Abstract:
In the realm of data exploration, the persistent challenges of data disconnection
and inconsistency often hinder the efficiency of data analysts, especially in terms of
data enrichment and aggregation. This thesis focuses on addressing the following
research questions: How can we improve data integration and reuse of data in a clean
and downloadable format to facilitate data analysis? Moreover, how can we
contextually expand data on the fly to leverage its value and enhance data exploration?
This work proposes KGFusionX, a knowledge graph centered framework that
recognizes the time-intensive nature of data enrichment and integration. The study
employs a backend implementation utilizing knowledge graphs to seamlessly connect
disparate datasets. Several datasets from Lebanon covering different domains (e.g.

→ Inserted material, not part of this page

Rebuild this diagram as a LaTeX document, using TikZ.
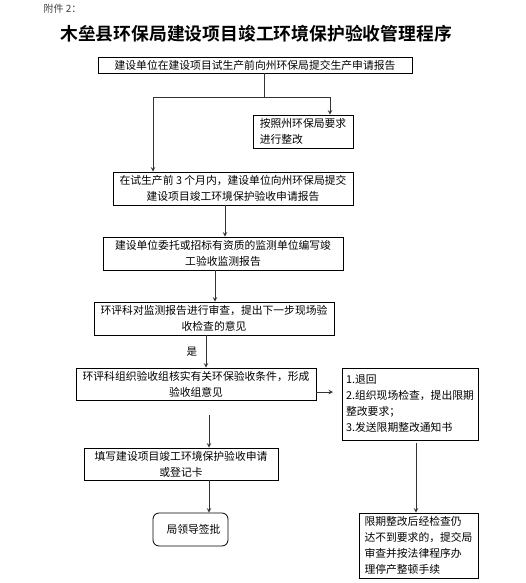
\documentclass[tikz,border=0pt]{standalone}
\usepackage{fontspec}
\setmainfont{Noto Sans CJK SC}[BoldFont={Noto Sans CJK SC Bold}]
\usepackage{tikz}
\usetikzlibrary{shapes,arrows,positioning,calc}

\begin{document}
\begin{tikzpicture}[
    x=1pt, y=-1pt,
    stepbox/.style={rectangle, draw, line width=0.8pt, inner xsep=3pt, inner ysep=0pt, align=center, font=\fontsize{10.8}{16}\selectfont},
    leftbox/.style={stepbox, align=left},
    arrow/.style={->, >=stealth, line width=1pt, draw=black!80, font=\fontsize{10.5}{12}\selectfont},
    link/.style={line width=1pt, draw=black!80}
]
\useasboundingbox (0,0) rectangle (526,583);
\node[anchor=west, font=\fontsize{10}{12}\selectfont, text=black!75] (annex) at (40,9) {附件 2：};
\node[font=\bfseries\fontsize{17.8}{20}\selectfont] (title) at (256,34) {木垒县环保局建设项目竣工环境保护验收管理程序};
\node[stepbox, minimum width=314pt, minimum height=16pt] (apply) at (255,65) {建设单位在建设项目试生产前向州环保局提交生产申请报告};
\node[leftbox, minimum width=100pt, minimum height=33pt] (rectify) at (303,131.5) {按照州环保局要求\\进行整改};
\node[stepbox, minimum width=240pt, minimum height=33pt] (request) at (233,188.5) {在试生产前 3 个月内，建设单位向州环保局提交\\建设项目竣工环境保护验收申请报告};
\node[stepbox, minimum width=240pt, minimum height=33pt] (monitor) at (223,253.5) {建设单位委托或招标有资质的监测单位编写竣\\工验收监测报告};
\node[stepbox, minimum width=240pt, minimum height=33pt] (review) at (214,318.5) {环评科对监测报告进行审查，提出下一步现场验\\收检查的意见};
\node[stepbox, minimum width=240pt, minimum height=32pt] (inspect) at (196,384) {环评科组织验收组核实有关环保验收条件，形成\\验收组意见};
\node[leftbox, minimum width=136pt, minimum height=72pt] (measures) at (410,404) {1.退回\\2.组织现场检查，提出限期\\整改要求；\\3.发送限期整改通知书};
\node[stepbox, minimum width=194pt, minimum height=32pt] (register) at (181,464) {填写建设项目竣工环境保护验收申请\\或登记卡};
\node[stepbox, rounded corners=6pt, minimum width=75pt, minimum height=33pt] (approve) at (190.5,529.5) {\hspace{6pt}局领导签批};
\node[leftbox, minimum width=119pt, minimum height=65pt] (suspend) at (418.5,545.5) {限期整改后经检查仍\\达不到要求的，提交局\\审查并按法律程序办\\理停产整顿手续};
\coordinate (split) at (264,98);
\coordinate (splitL) at (153,98);
\coordinate (splitR) at (330,98);
\coordinate (measin) at (333,392);
\coordinate (regtop) at (209,415);
\coordinate (suspin) at (416,443);
\draw[link] (split |- apply.south) -- (split);
\draw[arrow] (splitL) -- (splitR) -- (splitR |- rectify.north);
\draw[arrow] (splitL) -- (splitL |- request.north);
\draw[arrow] ([xshift=-8pt]request.south) -- ([xshift=-8pt]request.south |- monitor.north);
\draw[arrow] ([xshift=-8pt]monitor.south) -- ([xshift=-8pt]monitor.south |- review.north);
\draw[arrow] ([xshift=-8pt]review.south) -- ([xshift=-8pt]review.south |- inspect.north) node[midway, left=5pt, text=black] {是};
\draw[arrow] ([yshift=-8pt]inspect.east) -- (measin);
\draw[arrow] (regtop) -- (regtop |- register.north);
\draw[arrow] (regtop |- register.south) -- (regtop |- approve.north);
\draw[arrow] (suspin) -- (suspin |- suspend.north);
\end{tikzpicture}
\end{document}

health care, economy, education, and others) were converted and published as openly
accessible knowledge graphs in a triple store repository (749,500 triples). This
conversion allows efficient and fast aggregation of data because of the connections
generated by knowledge graphs. Also, it is integrated with open linked data sources that
serves as a resource to expand the data. The framework is showcased through an online
platform built with Streamlit that allows users to select, combine, and download tabular
data that can be used in other visualization exploration tools (e.g. PowerBI and
Tableau). The approach was evaluated by data analysts and two use cases. Potential
pickup of our platform was expressed by users who relied on the tool to analyze school
and university challenges in rural areas, in addition to boosting tourism in Lebanon. The
results demonstrated a significant improvement in data exploration efficiency, and
better visuals with the knowledge graph-driven approach proving successful in
overcoming the challenges posed by disconnection, inconsistency, and enrichment. This
research primarily contributes to streamlining data exploration using the high potential
of knowledge graphs to support data aggregation, data enrichment and visual data
analysis.